В это мгновение высокий блондин, стоявший у могилы, поднял руку и глянул в толпу блестящими глазами.

– Тобольцев… Тобольцев! – прошел быстрый шепот.

– Кто?.. Вот этот? – так и встрепенулся Иванцов.

– Да… Он свои стихи прочтет… Замечательно читает! – объяснил Зейдеман.

– Тсс…

Бледный студент впился глазами в Тобольцева.

Все стихло. Многие сзади подымались на цыпочки, чтоб видеть это бритое, тонкое, выразительное лицо, с шапкой золотистых кудрей над широким, прекрасным лбом.

– Дуся какая!.. – шепнула одна барышня другой.

Ты смолк навек, поэт суровый,
Не знавший отдыха борец…

Ясно, отчетливо звучал грудной голос, без малейшего напряжения. Но его слышали все, даже стоявшие позади. В нем была такая полнота и музыкальность, что он казался лаской. Он властно гипнотизировал и только одними интонациями создавал то, что называется «настроением».

В стихах говорилось о тучах, обложивших небо; о немолчных слезах, которые льются, как этот дождь; о тусклой жизни, ползущей, как этот больной туман; о том, как трудно дышится, как болезненно мечтается о солнце; как жутко идти вразброд в этом растущем тумане, «без дороги», ощупью… в ожидании рассвета…

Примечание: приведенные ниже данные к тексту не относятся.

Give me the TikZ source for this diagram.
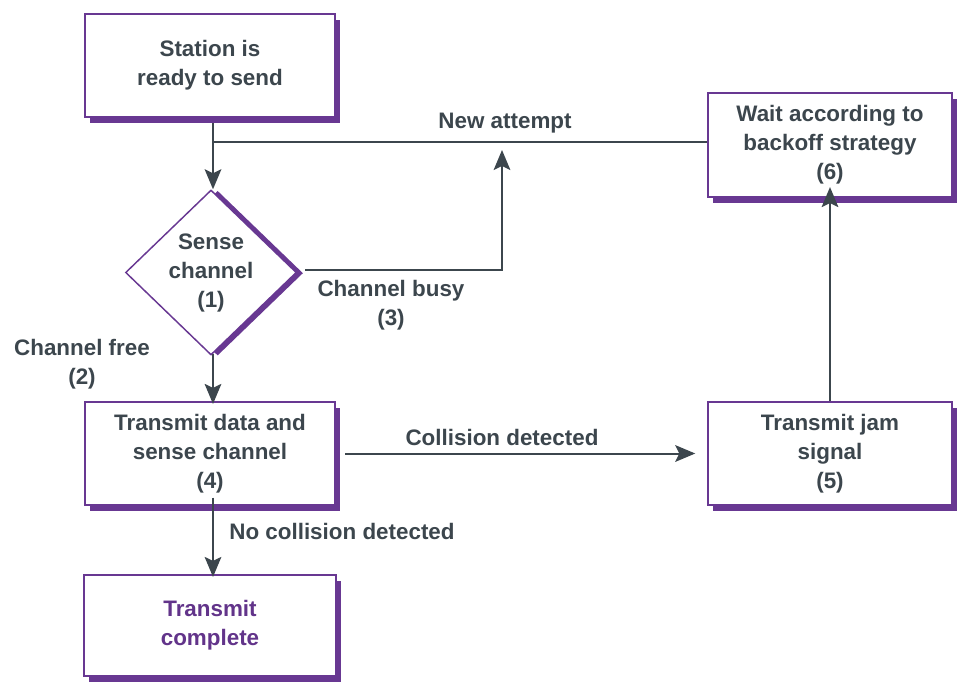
\documentclass[tikz,border=0pt]{standalone}
\usepackage{fontspec}
\setmainfont{Liberation Sans}
\usetikzlibrary{shapes.geometric,shadows,arrows.meta}
\definecolor{pur}{RGB}{104,56,146}
\definecolor{ink}{RGB}{60,70,77}
\definecolor{purtext}{RGB}{98,52,138}
\begin{document}
\begin{tikzpicture}[x=0.75pt,y=-0.75pt,
  font=\fontsize{16.8}{21.75}\selectfont\bfseries, text=ink,
  shd/.style={drop shadow={shadow xshift=3.75pt,shadow yshift=-4.5pt,fill=pur,opacity=1}},
  dshd/.style={drop shadow={shadow xshift=5pt,shadow yshift=-0.5pt,fill=pur,opacity=1}},
  box/.style={rectangle,draw=pur,line width=1.1pt,fill=white,shd,align=center,inner sep=0pt},
  dia/.style={diamond,draw=pur,line width=1.1pt,fill=white,dshd,align=center,inner sep=0pt,
    minimum width=128.25pt,minimum height=123.75pt},
  conn/.style={draw=ink,line width=1.5pt,-{Stealth[length=15pt,width=12.5pt,inset=3pt]}},
  line/.style={draw=ink,line width=1.5pt},
  lbl/.style={align=center,inner sep=0pt}]
\useasboundingbox (0,0) rectangle (960,682);
\node[box,minimum width=187.5pt,minimum height=77.25pt] (b1) at (210,65.5) {Station is\\ready to send};
\node[box,minimum width=183pt,minimum height=78pt] (b6) at (830,145) {Wait according to\\backoff strategy\\(6)};
\node[dia] (d) at (211,272.5) {Sense\\channel\\(1)};
\node[box,minimum width=187.5pt,minimum height=77.25pt] (b4) at (210,453.5) {Transmit data and\\sense channel\\(4)};
\node[box,minimum width=183pt,minimum height=77.25pt] (b5) at (830,453.5) {Transmit jam\\signal\\(5)};
\node[box,minimum width=189pt,minimum height=75.75pt,text=purtext] (b7) at (210,625.5) {Transmit\\complete};

\coordinate (top) at (213,123);
\coordinate (j) at (213,142);
\coordinate (bend) at (502,270);
\coordinate (na) at (502,150);

\path[line] (top) -- (j);
\path[conn] (j) -- (j |- d.north);
\path[line] (b6.west |- j) -- (j);
\path[conn] ([xshift=6pt]d.east |- bend) -- (bend) -- (na);
\path[conn] ([yshift=1pt]d.south -| j) -- ([yshift=-2pt]b4.north -| j);
\path[conn] ([xshift=7pt]b4.east) -- ([xshift=-9pt]b5.west);
\path[conn] (b5.north) -- ([yshift=8pt]b6.south);
\path[conn] ([yshift=6pt]b4.south -| j) -- ([yshift=-2pt]b7.north -| j);

\node[lbl] (lna) at (505,123) {New attempt};
\node[lbl] (lbusy) at (391,305) {Channel busy\\(3)};
\node[lbl] (lfree) at (82,364) {Channel free\\(2)};
\node[lbl] (lcol) at (502,437) {Collision detected};
\node[lbl] (lnocol) at (342,531) {No collision detected};
\end{tikzpicture}
\end{document}
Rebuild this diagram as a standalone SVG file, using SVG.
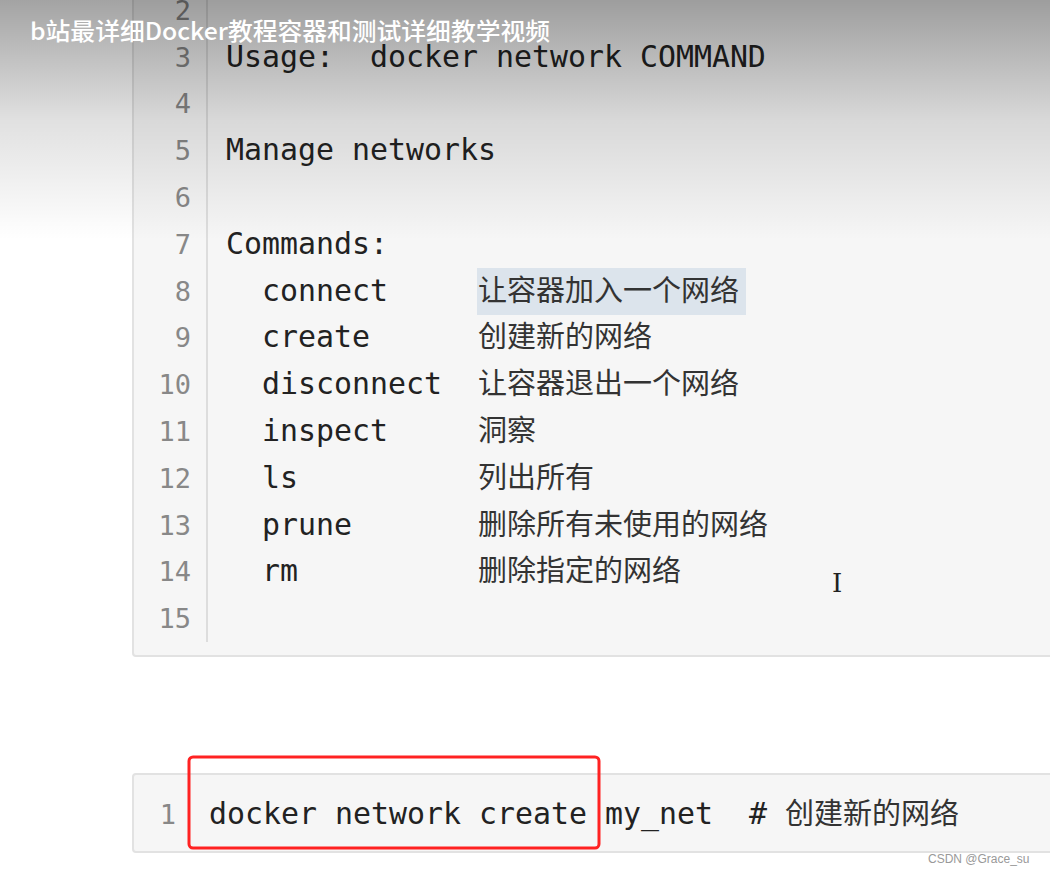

Ты вехой был на том распутье,
В тумане слабый огонек,
И ты угас… Дружней сомкнитесь!
Рассвет, быть может, недалек…

С необыкновенной страстностью и силой прозвучали последние строфы. Настоящим вдохновением горели блестящие глаза. И, как ни банальны сами по себе в сущности были эти стихи – они были сказаны с таким талантом и «захватом», что впечатление получилось огромное. Стихи сделали то, чего не смогли сделать речи, как ни были они содержательны. Вдова покойного быстро вынула платок и закрыла им лицо.